Holding — Benitez, J.
- The United States District Court for the Southern District of California held that Wasito's request for a temporary restraining order was granted in part and denied in part, specifically allowing the injunction against Specialized Loan Servicing, LLC and U.S. Bank while denying it against Goldman Sachs and JPM Chase Bank.
Rule
- A temporary restraining order may be granted to prevent foreclosure if the plaintiff demonstrates serious questions going to the merits of their claims and the possibility of irreparable harm.
Reasoning
- The United States District Court for the Southern District of California reasoned that Wasito had not provided notice of his request for a temporary restraining order to Goldman Sachs and Chase, which precluded the court from issuing a TRO against them.
- However, the court recognized that losing one's home through foreclosure constituted irreparable harm.
- Wasito raised serious questions about the validity of the Notice of Default and the procedures followed by the defendants, particularly concerning their compliance with California's nonjudicial foreclosure statutes.
- The court noted that Wasito had alleged he did not receive proper notification of the foreclosure process and asserted that he had offered to pay the amount owed on the loan, which warranted further consideration.
- Given these factors, the court found that it would be unjust to allow the foreclosure to proceed without a thorough examination of the merits of Wasito's claims.
Deep Dive: How the Court Reached Its Decision
Temporary Restraining Order Standard
The court established that a temporary restraining order (TRO) serves as an extraordinary form of relief aimed at preserving the status quo before a preliminary injunction hearing. To grant a TRO, the movant must demonstrate either a likelihood of success on the merits alongside a possibility of irreparable harm or that serious questions regarding the merits exist while the balance of hardships tips in favor of the movant. This dual standard allows the court to weigh the potential consequences of granting or denying the TRO, particularly in cases involving significant interests such as home ownership. The court highlighted that irreparable harm is recognized in foreclosure situations, emphasizing the severe impact of losing one’s home. However, the request for a TRO could not be granted unless the plaintiff also established a reasonable likelihood of success on the merits of their claims. The court noted that where no chance of success is shown, injunctive relief should not be issued, thereby underscoring the importance of both prongs of the standard.

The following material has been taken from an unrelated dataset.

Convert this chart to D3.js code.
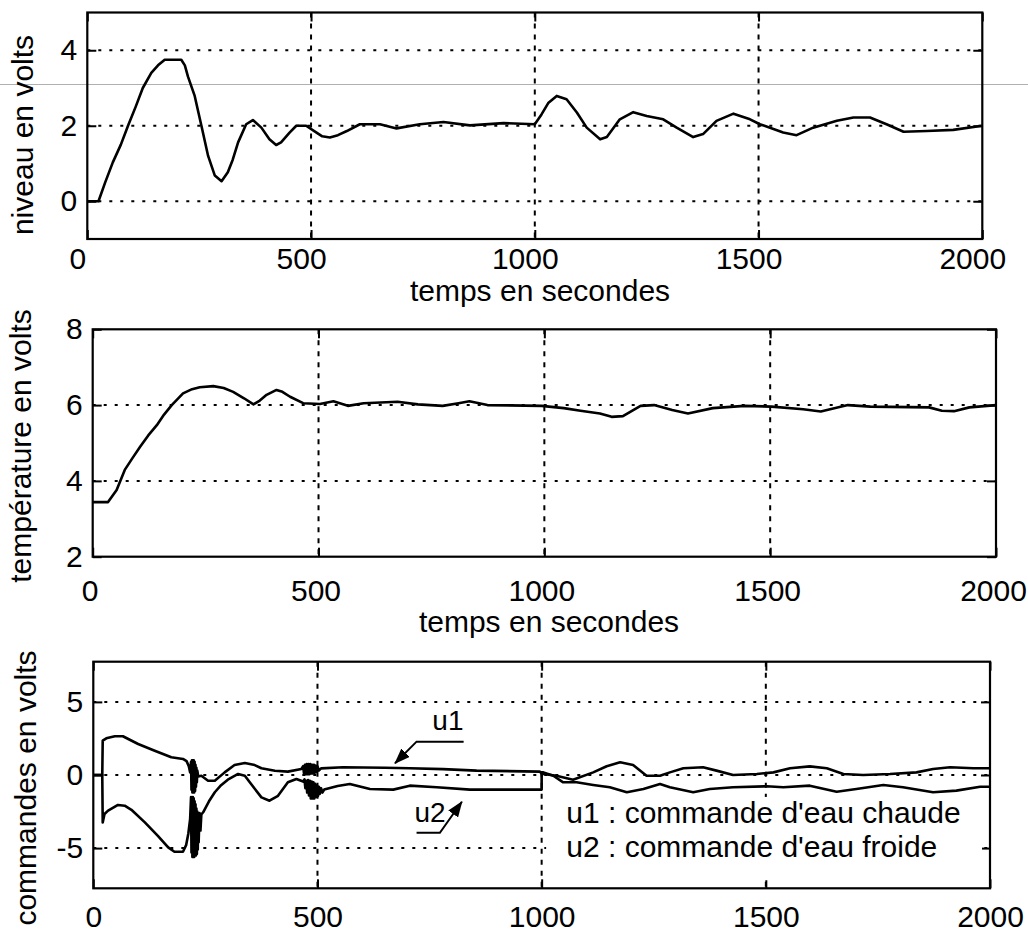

Notification to Defendants
The court denied Wasito's request for a TRO against Goldman Sachs and JPM Chase Bank because he had not provided them with notice of his motion. According to Federal Rule of Civil Procedure 65(b), if a movant fails to give notice to the opposing party, they must present specific facts demonstrating that immediate and irreparable harm would occur before the adverse party could be heard. Wasito did not satisfy this requirement, as he did not certify any efforts to inform Goldman Sachs and Chase of the TRO request or provide reasons for the lack of notice. The court concluded that without notice, it could not issue a TRO against these defendants, thereby emphasizing the procedural safeguards in place to ensure fairness in judicial proceedings. The absence of allegations detailing Goldman Sachs's and Chase's involvement in the alleged misconduct further weakened Wasito's position against them.
Irreparable Harm and Serious Questions on the Merits
In contrast, the court found merit in Wasito's claims against Specialized Loan Servicing, LLC and U.S. Bank, as they had received notice of the TRO request and filed an opposition. The court recognized that losing a home through foreclosure constitutes irreparable injury, which is a critical factor for granting a TRO. Wasito raised serious questions regarding the validity of the Notice of Default and the procedures followed by the defendants, particularly concerning compliance with California's nonjudicial foreclosure laws. Specifically, Wasito alleged that he had not received the required notices, which is a violation of the statutory framework governing foreclosure processes. Furthermore, he asserted that he had not been contacted prior to the Notice of Default being filed, raising additional concerns about the defendants' compliance with relevant laws. The court concluded that these allegations warranted further examination, as they could potentially invalidate the foreclosure proceedings.
Compliance with Foreclosure Statutes
The court addressed the California statutory requirements for nonjudicial foreclosure, which dictate that a notice of default must be recorded only after certain procedures are followed. This includes the obligation for the mortgage servicer to contact the borrower to assess their financial situation and explore loss mitigation options before proceeding with foreclosure. Wasito contended that he had not been contacted by the servicer prior to the recording of the Notice of Default, which he argued invalidated the defendants' actions. The court noted that the defendants did not provide sufficient evidence to counter Wasito's claims regarding the lack of proper notification, particularly in light of his assertion that he had been negotiating for a loan modification. This failure to demonstrate compliance with statutory requirements raised serious questions about the legitimacy of the foreclosure process, further supporting the need for a TRO.
Tendering the Debt
The court also considered Wasito's offer to tender the amount owed on his mortgage, which is a critical aspect in foreclosure cases. Generally, a borrower may prevent foreclosure by paying the full amount due prior to the sale, and this principle applies in California’s nonjudicial foreclosure framework. While the court expressed reservations about Wasito's actual ability to pay the debt, it acknowledged that his offer to do so indicated a willingness to resolve the situation and mitigated the risk of irreparable harm. The court determined that allowing the foreclosure to proceed without thoroughly examining Wasito's claims and his ability to pay the debt would be unjust. This consideration of Wasito's offer to tender the debt reinforced the court's decision to grant the TRO against SLS and U.S. Bank, thereby highlighting the importance of equity in judicial proceedings related to foreclosures.